NO WRITER ATTRIBUTED

The West should "bend over backwards" to understand the newly-independent African states before criticizing them, Kumar Goshal, foreign affairs editor of the National Guardian, told a Liberal Union audience yesterday.

Goshal, who recently interviewed leaders of sub-Saharan Africa, repeatedly insisted that though nations like Ghana have just attained independence, the U.S. wrongly expects them to behave with the political sophistication that took America 200 years to develop.

"That is a great compliment to us," Goshal said Kwame Nkrumah told him. "If the West thinks we are capable of doing that, they should ask us to come and rule them."

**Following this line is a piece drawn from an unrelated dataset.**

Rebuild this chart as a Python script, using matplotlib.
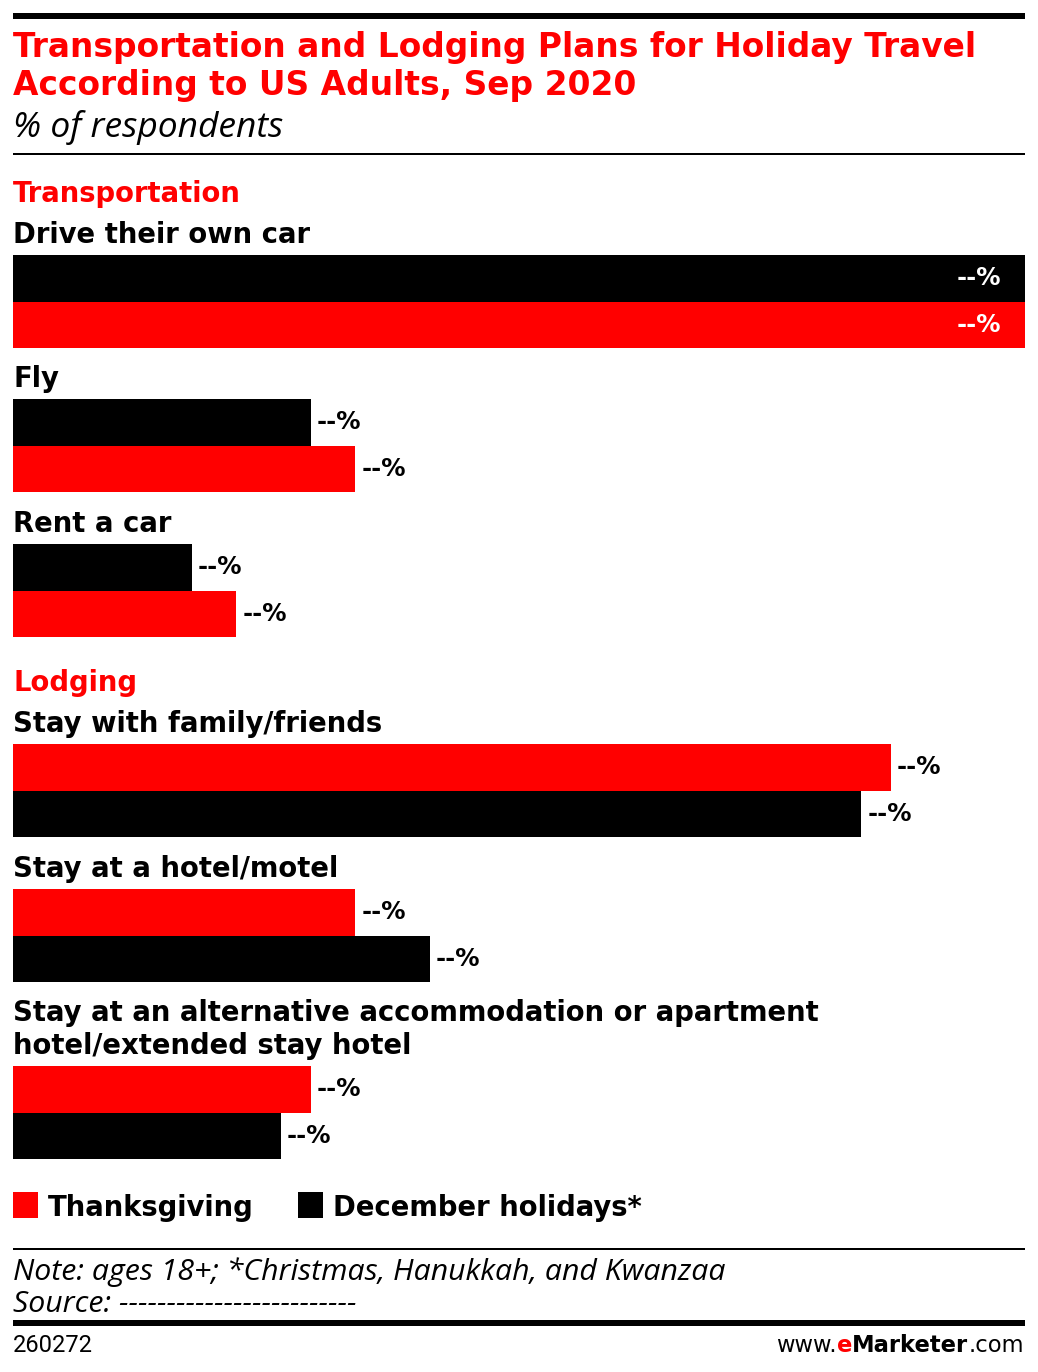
import matplotlib

matplotlib.use("Agg")
import matplotlib.pyplot as plt
from matplotlib.lines import Line2D
from matplotlib.patches import Rectangle

W, H = 1038, 1372
RED = "#ff0000"
BLACK = "#000000"

# values (source shows "--%" for every label)
transport_labels = ["Drive their own car", "Fly", "Rent a car"]
transport_thanksgiving = [68, 23, 15]
transport_december = [68, 20, 12]

lodging_labels = [
	"Stay with family/friends",
	"Stay at a hotel/motel",
	"Stay at an alternative accommodation or apartment\nhotel/extended stay hotel",
]
lodging_thanksgiving = [59, 23, 20]
lodging_december = [57, 28, 18]

value_text = "--%"
x_max = 68

LEFT, RIGHT = 13, 1025
BAR_PX = 46.5
LABEL_SIZE = 19.8
NOTE_FONT = "Open Sans"


def fx(x: float) -> float:
	return x / W


def fy(y: float) -> float:
	return 1 - y / H


def hline(fig, y: float, width_px: float) -> None:
	fig.add_artist(
		Line2D([fx(LEFT), fx(RIGHT)], [fy(y), fy(y)], color=BLACK, linewidth=width_px * 0.72, solid_capstyle="butt")
	)


def draw_group(fig, top: float, label: str, values: list[float], colors: list[str]) -> None:
	lines = label.split("\n")
	for i, line in enumerate(lines):
		fig.text(fx(LEFT), fy(top - 12 - 33 * (len(lines) - 1 - i)), line, fontsize=LABEL_SIZE,
				 fontweight="bold", va="baseline")

	ax = fig.add_axes([fx(LEFT), fy(top + 2 * BAR_PX), fx(RIGHT) - fx(LEFT), 2 * BAR_PX / H])
	ax.barh([0, 1], values, height=1.0, color=colors, linewidth=0)
	ax.set_xlim(0, x_max)
	ax.set_ylim(1.5, -0.5)
	ax.axis("off")

	for i, value in enumerate(values):
		if value >= x_max * 0.9:
			ax.annotate(value_text, (value, i), xytext=(-24 * 0.72, 0), textcoords="offset points",
						ha="right", va="center", color="white", fontsize=17.5, fontweight="bold")
		else:
			ax.annotate(value_text, (value, i), xytext=(6 * 0.72, 0), textcoords="offset points",
						ha="left", va="center", color=BLACK, fontsize=17.5, fontweight="bold")


fig = plt.figure(figsize=(W / 100, H / 100), dpi=100)
ax_bg = fig.add_axes([0, 0, 1, 1])
ax_bg.axis("off")

# header
hline(fig, 16, 6)
fig.text(fx(LEFT), fy(57), "Transportation and Lodging Plans for Holiday Travel", color=RED,
		 fontsize=23.7, fontweight="bold", va="baseline")
fig.text(fx(LEFT), fy(95), "According to US Adults, Sep 2020", color=RED,
		 fontsize=23.7, fontweight="bold", va="baseline")
fig.text(fx(LEFT), fy(137), "% of respondents", fontsize=25.5, family=NOTE_FONT, style="italic", va="baseline")
hline(fig, 154, 2)

# transportation
fig.text(fx(LEFT), fy(202), "Transportation", color=RED, fontsize=LABEL_SIZE, fontweight="bold", va="baseline")
for label, top, t_val, d_val in zip(transport_labels, [255, 399, 544], transport_thanksgiving, transport_december):
	draw_group(fig, top, label, [d_val, t_val], [BLACK, RED])

# lodging
fig.text(fx(LEFT), fy(691), "Lodging", color=RED, fontsize=LABEL_SIZE, fontweight="bold", va="baseline")
for label, top, t_val, d_val in zip(lodging_labels, [744, 889, 1066], lodging_thanksgiving, lodging_december):
	draw_group(fig, top, label, [t_val, d_val], [RED, BLACK])

# legend
fig.add_artist(Rectangle((fx(13), fy(1218)), 25 / W, 26 / H, color=RED, linewidth=0))
fig.text(fx(48), fy(1216), "Thanksgiving", fontsize=LABEL_SIZE, fontweight="bold", va="baseline")
fig.add_artist(Rectangle((fx(298), fy(1218)), 25 / W, 26 / H, color=BLACK, linewidth=0))
fig.text(fx(333), fy(1216), "December holidays*", fontsize=LABEL_SIZE, fontweight="bold", va="baseline")

# footer
hline(fig, 1249, 2)
fig.text(fx(LEFT), fy(1280), "Note: ages 18+; *Christmas, Hanukkah, and Kwanzaa", fontsize=21.8,
		 family=NOTE_FONT, style="italic", va="baseline")
fig.text(fx(LEFT), fy(1312), "Source: " + "-" * 25, fontsize=21.8, family=NOTE_FONT,
		 style="italic", va="baseline")
hline(fig, 1323, 6)
fig.text(fx(LEFT), fy(1352), "260272", fontsize=17, family="Roboto", va="baseline")

# www.eMarketer.com, chained right to left
com = ax_bg.text(fx(1024), fy(1352), ".com", fontsize=16.3, ha="right", va="baseline", transform=ax_bg.transAxes)
mkt = ax_bg.annotate("Marketer", xy=(0, 0), xycoords=com, ha="right", va="bottom", fontsize=16.3, fontweight="bold")
e_txt = ax_bg.annotate("e", xy=(0, 0), xycoords=mkt, ha="right", va="bottom", fontsize=16.3,
					   fontweight="bold", color=RED)
ax_bg.annotate("www.", xy=(0, 0), xycoords=e_txt, ha="right", va="bottom", fontsize=16.3)

plt.savefig("out.png", dpi=100)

If the United States will overlook our mistakes, the Ghana president added, Ghana will forget the indignities heaped upon her in the past. "In the making of American wealth are the sufferings of my ancestors," he explained; "the healthiest slaves were used like stallions for breeding purposes."

"Do you think there is enough wealth in the United States to compensate for this inhumanity?" Nkrumah charged. For his reason Nkrumah finds the term "foreign aid" galling, Goshal explained. Nkrumah prefers to think of grants as "reparations."

Defending his policy of jailing leaders of the opposition United party, Nkrumah told Goshal that United party members of parliament, who won 5 per cent of the seats in national elections, are not imprisoned.

Opposition To Socialism

Opposition leaders advocate an end to socialistic planning and large industrialization projects like the Volta River dam, Goshal reported. Instead, they support foreign investment and production of consumers' goods to build up Ghana's economy.

"How do we know that these agitators are not paid by British or American investors looking for a profit?" Nkrumah complained to Goshal. He feels, Goshal explained, that Ghana cannot afford the luxury of an investigation service like the FBI to keep tabs on his opposition. Therefore, when Nkrumah believes the opposition jeopardizes his programs, they are made "unavailable for speaking."